简爱电影的英文影评。

2024-11-22 18:13:52
推荐回答(2个)
回答(1):

A fast hour and a half
of psychological doom and gloom, and glimmers of happiness through true
love trounced by the realities of 1840 England. It's all pretty amazing
stuff, and you have to see it to believe it, those dark clouds and
sprawling stone buildings.

Yes, Orson Welles is the lead male here, Mr. Rochester, and he's a
physical presence, for sure, but a stiff one. As just one slightly
unfair comparison, watch how Lawrence Olivier handles being lead male
in a similar era (1939) Bronte film, Wuthering Heights. It's unfair
because this earlier movie, directed by William Wyler, is even better
than Jane Eyre. But here we have an actress who wowed the world in the
masterful Rebecca in 1940, and with Olivier himself, and if you see
this Hitchcock movie, based on a Daphne du Maurier book, you'll see a
weirdly too similar echo of Charlotte Bronte's plot, complete with
mysterious master of the house and a big fire at the end.

This big mix and match is meant only to say that this kind of movie,
this kind of plot, reached a fever pitch in the early 1940s and
produced three masterpieces. You should see them all, and see the
influences back and front and sideways. Great stuff, with Jane Eyre the
third in line, made by the lesser known British director Robert
Stevenson (who had this one early success and then the other one, Mary
Poppins, of all things). But it was based on an Orson Welles radio
version of the story, which you can feel in the narrated lines with
Joan Fontaine's voice. You sense Welles had a hand in the whole feel of
the movie, the camera angles in the early scenes (looking up or down at
the child), and the overall Gothic excess and fog.

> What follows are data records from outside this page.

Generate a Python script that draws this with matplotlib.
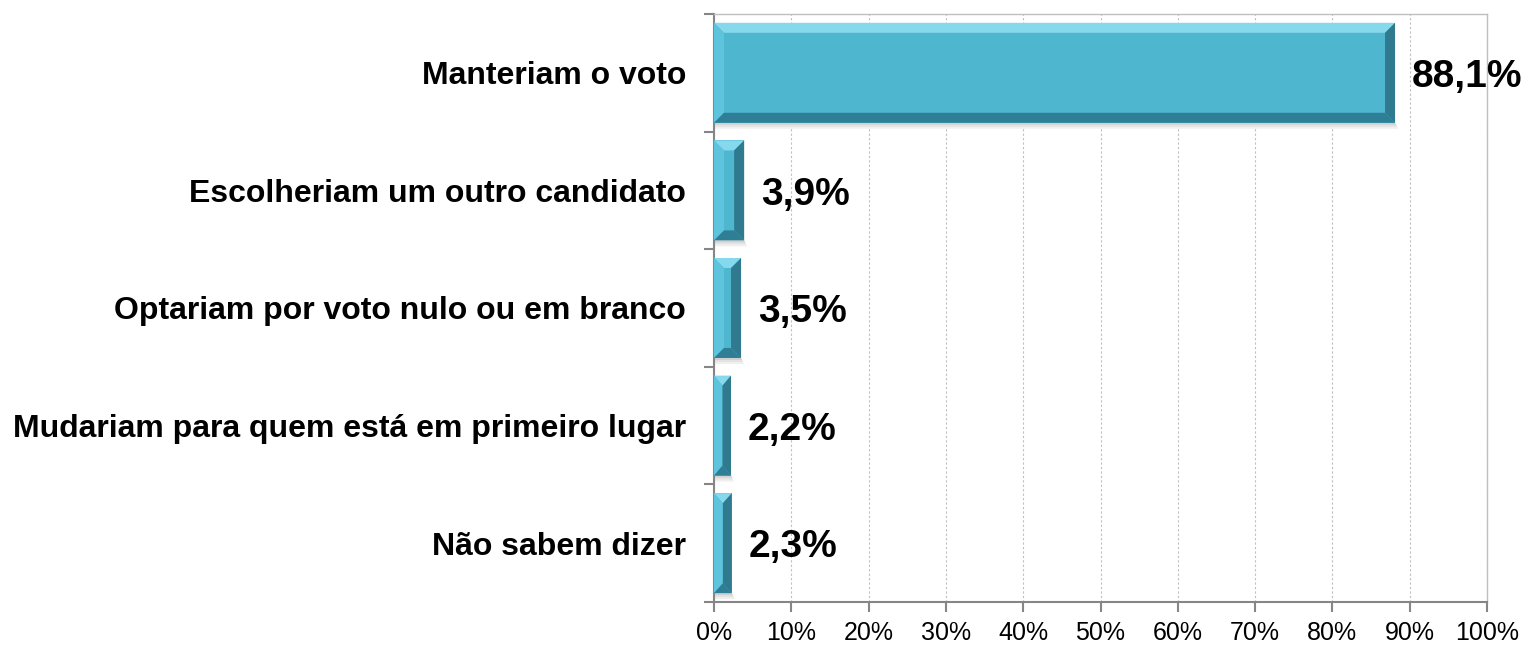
import matplotlib
matplotlib.use("Agg")
import matplotlib.pyplot as plt
from matplotlib.patches import Polygon
import numpy as np

categories = ["Manteriam o voto", "Escolheriam um outro candidato",
              "Optariam por voto nulo ou em branco",
              "Mudariam para quem está em primeiro lugar", "Não sabem dizer"]
values = [88.1, 3.9, 3.5, 2.2, 2.3]
value_labels = ["88,1%", "3,9%", "3,5%", "2,2%", "2,3%"]
xticks = [0, 10, 20, 30, 40, 50, 60, 70, 80, 90, 100]
xtick_labels = [f"{t}%" for t in xticks]

plt.rcParams['font.family'] = ['Liberation Sans', 'DejaVu Sans']

fig = plt.figure(figsize=(15.25, 6.45), dpi=100)
ax = fig.add_axes([0.4682, 0.0667, 0.9751 - 0.4682, 0.9783 - 0.0667])

n = len(categories)
ypos = np.arange(n)
height = 0.85
face = "#4FB6D0"

ax.set_xlim(0, 100)
ax.set_ylim(n - 0.5, -0.5)

# pixel -> data scale for bevel
fig.canvas.draw()
bbox = ax.get_window_extent()
px_x = 100 / bbox.width
px_y = n / bbox.height
bev = 10

for y, v in zip(ypos, values):
    y0, y1 = y - height / 2, y + height / 2
    # soft shadow
    for k, c in [(6, "#f0f0f0"), (4, "#e3e3e3"), (2, "#d0d0d0")]:
        ax.add_patch(Polygon([(0, y1), (v, y1), (v + k * 0.5 * px_x, y1 + k * px_y), (0, y1 + k * px_y)],
                             closed=True, facecolor=c, edgecolor="none", zorder=2))
    ax.barh(y, v, height=height, color=face, edgecolor="none", zorder=3)
    bx = min(bev * px_x, v / 2)
    by = bev * px_y
    top = [(0, y0), (v, y0), (v - bx, y0 + by), (bx, y0 + by)]
    bottom = [(0, y1), (v, y1), (v - bx, y1 - by), (bx, y1 - by)]
    left = [(0, y0), (bx, y0 + by), (bx, y1 - by), (0, y1)]
    right = [(v, y0), (v - bx, y0 + by), (v - bx, y1 - by), (v, y1)]
    for pts, col in [(top, "#86D8EC"), (left, "#5EC3DC"), (bottom, "#2E7F96"), (right, "#2F7A8E")]:
        ax.add_patch(Polygon(pts, closed=True, facecolor=col, edgecolor="none", zorder=4))

for y, v, lab in zip(ypos, values, value_labels):
    ax.annotate(lab, xy=(v, y), xytext=(12, -3), textcoords="offset points",
                ha="left", va="center", fontsize=28, fontweight="bold", color="black")

ax.set_xticks(xticks)
ax.set_xticklabels(xtick_labels, fontsize=18)
ax.set_yticks(ypos)
ax.set_yticklabels(categories, fontsize=23, fontweight="bold")
ax.tick_params(axis="y", which="major", length=0, pad=20)
ax.set_yticks(np.arange(-0.5, n, 1), minor=True)
ax.tick_params(axis="y", which="minor", length=7, color="#868686", width=1.5)
ax.tick_params(axis="x", length=7, color="#868686", width=1.5, pad=7)

ax.grid(axis="x", color="#bfbfbf", linestyle=(0, (2, 2)), linewidth=0.8, zorder=0)
ax.set_axisbelow(True)
for s in ["top", "right"]:
    ax.spines[s].set_color("#bfbfbf")
    ax.spines[s].set_linewidth(1)
for s in ["left", "bottom"]:
    ax.spines[s].set_color("#868686")
    ax.spines[s].set_linewidth(1.5)

fig.savefig("out.png", dpi=100)
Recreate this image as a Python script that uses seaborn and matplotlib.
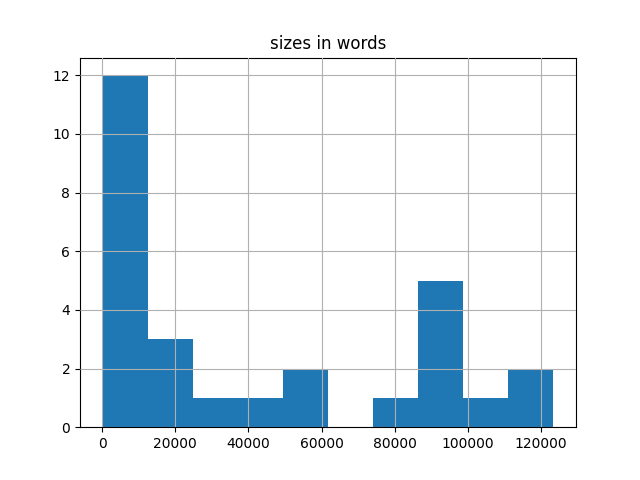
import numpy as np
import matplotlib
matplotlib.use("Agg")
import matplotlib.pyplot as plt
import pandas as pd
import seaborn as sns

# word counts of the documents
sizes = [100, 2100, 3500, 4800, 5600, 6900, 7700, 8400, 9300, 10200, 11100, 12000,
         14500, 18800, 23000,
         30500,
         45000,
         52000, 58800,
         81000,
         87500, 89900, 91500, 94000, 97200,
         104000,
         113500, 123400]

df = pd.DataFrame({"sizes in words": sizes})

fig, ax = plt.subplots(figsize=(6.4, 4.8), dpi=100)
sns.histplot(data=df, x="sizes in words", bins=10, ax=ax, color="#1f77b4",
             alpha=1.0, edgecolor="none", linewidth=0)
ax.grid(True, color="#b0b0b0", linewidth=0.8)
ax.set_axisbelow(False)
for p in ax.patches:
    p.set_zorder(1)
ax.set_title("sizes in words")
ax.set_xlabel("")
ax.set_ylabel("")
ax.set_xticks([0, 20000, 40000, 60000, 80000, 100000, 120000])

fig.savefig("out.png", dpi=100)
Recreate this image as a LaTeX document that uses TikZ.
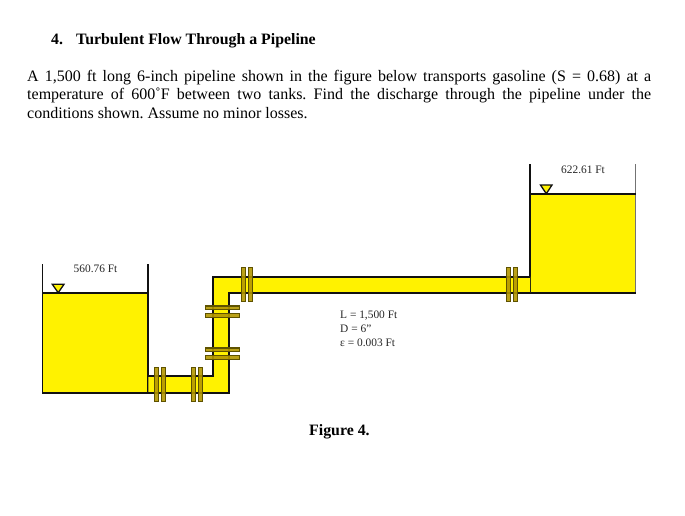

Great stuff to just feel and absorb.

回答(2):

A thoroughly engaging adaption of the brooding classic, this film rises above the turgid tone often imposed on other classics brought to the screen. Joan Fontaine turns in a brilliantly deceptively understated performance, and Orson Welles restrains from the scenery chewing that marred some of his own projects; there is surprising chemistry between them. At times, Welles is a downright "sexy" leading man! The script (credited to John Houseman and Aldous Huxley) captures the right "tone" of Victorian cruelty and repression.

Under Robert Stevenson's direction Fontaine/Welles seem to capture the essence of two abused outsiders resisting their attraction for one another, trying to adhere to convention. A strong supporting cast. There are brief though memorable appearances by Agnes Moorehead, Elizabeth Taylor and Peggy Ann Garner as "young" Jane.

George Barnes' camera captures appropriately stark images of Ross Dowd and Thomas Little's sets. Charlotte Bronte's grim novel is well suited to the excellent B/W, cinematography: a memorable scene early in the film has young Jane being punished by being forced to stand on a stool that is nearly in the center of a fan of shadows cast by the stair railing, It is almost reminiscent of expressionist German films of the Weimar years.

The film manages to entertain as well as inform. Purists may object to the last 3 lines of the film which hint at a slightly happier denouement than the book offered. In spite of that, Jane Eyre is still a nearly flawless film.